Focus points for the Computer Graphics and Scientific Computing group

Graphics cards deform heart tissue

Researchers are using the large amount of processing power present in a graphics card to create a surgical simulator for doctors.

How do you create a computer visualisation of a congenitally malformed heart and a simulation of its repair of such good quality that the surgeon is guaranteed not to receive any unpleasant surprises during the operation?

The answer is by using powerful graphics cards of the type that hardcore gamers have in their computers.

And the answer comes from the research group Medical Visualisation and Simulation, which is part of Computer Graphics & Scientific Computing at the Department of Computer Science at Aarhus University.
The newest graphics cards can both create advanced visualisations and physical simulations – the latter most often many times faster than the computer’s CPU, which researchers around the world have been using previously.
In this way it is possible to create real time 3D graphics based on the images from e.g. CT, PET or ultrasound scanners.

Elastic tissue
Tissue is elastic and changes form when it is pushed or pulled. This is also the case for the 3D renderings – that is when you are using digital scalpels, forceps and tongs.
The surgeon can thereby make surgical incisions, “pull” heart tissue to the side and look into the patient’s heart chambers on his computer and in this way carefully plan the correct operation on individualized heart models.
The group has just conducted a study at a children’s hospital in London to investigate whether the patient-specific 3D models can be created in a reasonable period of time and are sufficiently accurate.

”We tested it on 40 patients and it was demonstrated that we were able to create a sufficiently accurate model of a patient’s heart in an average of an hour. The surgeons can therefore have faith in the fact that they will also be able to see what they see in the 3D model when they open the patient's heart”, says Assoc. Prof. Thomas Sangild Sørensen, who is a computer scientist and has a PhD in medicine.

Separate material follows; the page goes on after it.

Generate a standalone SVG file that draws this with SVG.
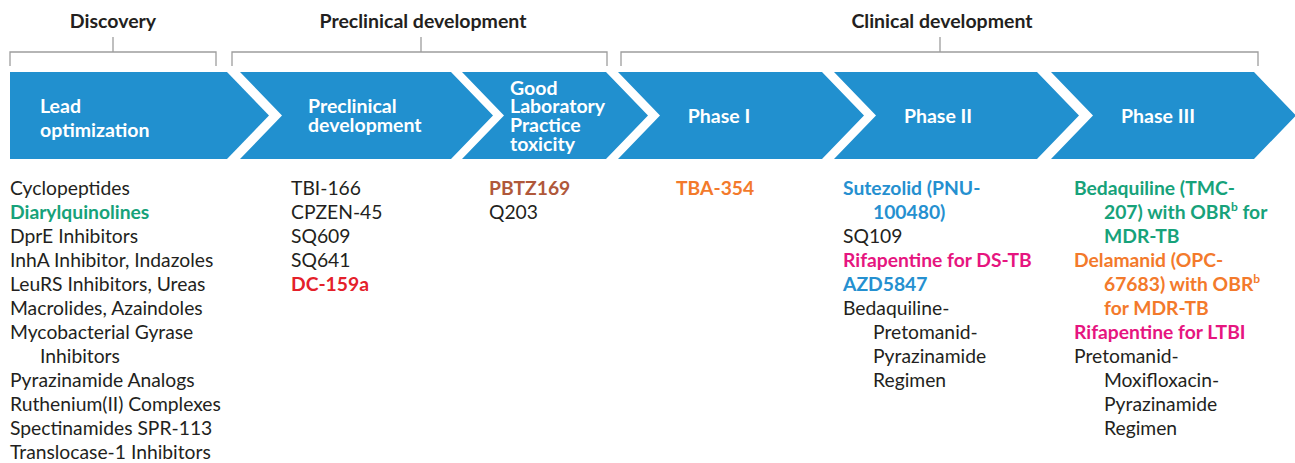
<svg xmlns="http://www.w3.org/2000/svg" width="1295" height="463" viewBox="0 0 1295 463">
<style>
.chev{fill:#2190cf}
.ct{font-family:Lato,"Liberation Sans",sans-serif;font-weight:bold;font-size:19.5px;fill:#ffffff}
.hd{font-family:Lato,"Liberation Sans",sans-serif;font-weight:bold;font-size:19.5px;fill:#231f20;text-anchor:middle}
.br{fill:none;stroke:#9d9d9d;stroke-width:1.3}
.it{font-family:Lato,"Liberation Sans",sans-serif;font-size:19.3px;fill:#231f20}
.b{font-weight:bold}
.green{fill:#17a27a}
.red{fill:#e4202a}
.brown{fill:#b0583a}
.orange{fill:#f37a2b}
.blue{fill:#2590d0}
.mag{fill:#e6157f}
</style>
<g id="headings">
<text class="hd" x="113" y="28">Discovery</text>
<text class="hd" x="423" y="28">Preclinical development</text>
<text class="hd" x="942" y="28">Clinical development</text>
</g>
<g id="brackets">
<path class="br" d="M10,66 V52 H216 V66 M113,52 V37"/>
<path class="br" d="M232,66 V52 H607 V66 M421,52 V37"/>
<path class="br" d="M621,66 V52 H1258 V66 M940,52 V37"/>
</g>
<g id="stage-lead">
<polygon class="chev" points="10,72 227,72 269,115.5 227,159 10,159"/>
<text class="ct" x="40" y="113">Lead</text>
<text class="ct" x="40" y="137">optimization</text>
</g>
<g id="stage-preclinical">
<polygon class="chev" points="240,72 451,72 493,115.5 451,159 240,159 282,115.5"/>
<text class="ct" x="308" y="113">Preclinical</text>
<text class="ct" x="308" y="132">development</text>
</g>
<g id="stage-glp">
<polygon class="chev" points="462,72 606,72 648,115.5 606,159 462,159 504,115.5"/>
<text class="ct" x="510" y="95">Good</text>
<text class="ct" x="510" y="113">Laboratory</text>
<text class="ct" x="510" y="132">Practice</text>
<text class="ct" x="510" y="151">toxicity</text>
</g>
<g id="stage-phase1">
<polygon class="chev" points="618,72 822,72 864,115.5 822,159 618,159 660,115.5"/>
<text class="ct" x="719" y="123" text-anchor="middle">Phase I</text>
</g>
<g id="stage-phase2">
<polygon class="chev" points="834,72 1037,72 1079,115.5 1037,159 834,159 876,115.5"/>
<text class="ct" x="938" y="123" text-anchor="middle">Phase II</text>
</g>
<g id="stage-phase3">
<polygon class="chev" points="1051,72 1254,72 1296,115.5 1254,159 1051,159 1093,115.5"/>
<text class="ct" x="1158" y="123" text-anchor="middle">Phase III</text>
</g>
<g id="connectors"/>
<g id="list-discovery" class="it">
<text x="10" y="195">Cyclopeptides</text>
<text x="10" y="219" class="b green">Diarylquinolines</text>
<text x="10" y="243">DprE Inhibitors</text>
<text x="10" y="267">InhA Inhibitor, Indazoles</text>
<text x="10" y="291">LeuRS Inhibitors, Ureas</text>
<text x="10" y="315">Macrolides, Azaindoles</text>
<text x="10" y="339">Mycobacterial Gyrase</text>
<text x="40" y="363">Inhibitors</text>
<text x="10" y="387">Pyrazinamide Analogs</text>
<text x="10" y="411">Ruthenium(II) Complexes</text>
<text x="10" y="435">Spectinamides SPR-113</text>
<text x="10" y="459">Translocase-1 Inhibitors</text>
</g>
<g id="list-preclinical" class="it">
<text x="291" y="195">TBI-166</text>
<text x="291" y="219">CPZEN-45</text>
<text x="291" y="243">SQ609</text>
<text x="291" y="267">SQ641</text>
<text x="291" y="291" class="b red">DC-159a</text>
</g>
<g id="list-glp" class="it">
<text x="489" y="195" class="b brown">PBTZ169</text>
<text x="489" y="219">Q203</text>
</g>
<g id="list-phase1" class="it">
<text x="676" y="195" class="b orange">TBA-354</text>
</g>
<g id="list-phase2" class="it">
<text x="843" y="195" class="b blue">Sutezolid (PNU-</text>
<text x="873" y="219" class="b blue">100480)</text>
<text x="843" y="243">SQ109</text>
<text x="843" y="267" class="b mag">Rifapentine for DS-TB</text>
<text x="843" y="291" class="b blue">AZD5847</text>
<text x="843" y="315">Bedaquiline-</text>
<text x="873" y="339">Pretomanid-</text>
<text x="873" y="363">Pyrazinamide</text>
<text x="873" y="387">Regimen</text>
</g>
<g id="list-phase3" class="it">
<text x="1074" y="195" class="b green">Bedaquiline (TMC-</text>
<text x="1104" y="219" class="b green">207) with OBR<tspan font-size="12" dy="-8">b</tspan><tspan dy="8"> for</tspan></text>
<text x="1104" y="243" class="b green">MDR-TB</text>
<text x="1074" y="267" class="b orange">Delamanid (OPC-</text>
<text x="1104" y="291" class="b orange">67683) with OBR<tspan font-size="12" dy="-8">b</tspan></text>
<text x="1104" y="315" class="b orange">for MDR-TB</text>
<text x="1074" y="339" class="b mag">Rifapentine for LTBI</text>
<text x="1074" y="363">Pretomanid-</text>
<text x="1104" y="387">Moxifloxacin-</text>
<text x="1104" y="411">Pyrazinamide</text>
<text x="1104" y="435">Regimen</text>
</g>
</svg>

“Many different groups in the world are working with surgical simulation and one of the greatest challenges is to perform the simulation in real time while at the same time maintaining the level of detail sufficiently high. We have found a solution to the tissue deformation problem, which can be resolved by using parallel calculations on the graphics cards; they have a large number of processors that can each deal with their tasks simultaneously and therefore everything happens e.g. 50 times faster than using just the CPU – you see, the new gaming graphics cards have several hundred processors”.

 “We were among the first to use graphics cards as parallel processors for surgical simulation”, adds Thomas Sangild Sørensen, who together with three PhD students, Karsten Østergaard Noe, Allan Rasmusson and Lau Brix, currently make up the research group Medical Visualisation and Simulation. A former PhD student, Jesper Mosegaard, who is now employed at the Alexandra Institute, participated in the development of the cardiac surgical simulator.

Cycling in the scanner
Most recently the group has worked intensively on advanced real time reconstruction of real time 2D image data from MRI scanners.
Currently the best you can achieve from an MRI scan is a couple of images per second of poor resolution. Alternatively the patient holds his or her breath for ten seconds in order to achieve a high resolution image. If we wish to record and reconstruct images with both good spatial and temporal resolution, complicated mathematics and an effective implementation are required in order to reconstruct the images as fast as data is recorded.

“Our vision is to be able to create 20 images per second of high resolution. We can already do this now in the laboratory using our algorithms and graphics cards. This will open up a wealth of new clinical opportunities, especially since we will be able to see sharp images of moving objects. For example, you could “cycle” inside the scanner and the scanner will be able to show how your physiology changes”, says Thomas Sangild Sørensen.

The group is collaborating with computer scientists, engineers, physicists and doctors at hospitals in Aarhus, Bordeaux and London and expects that the system will be able to be run on all scanners in the future.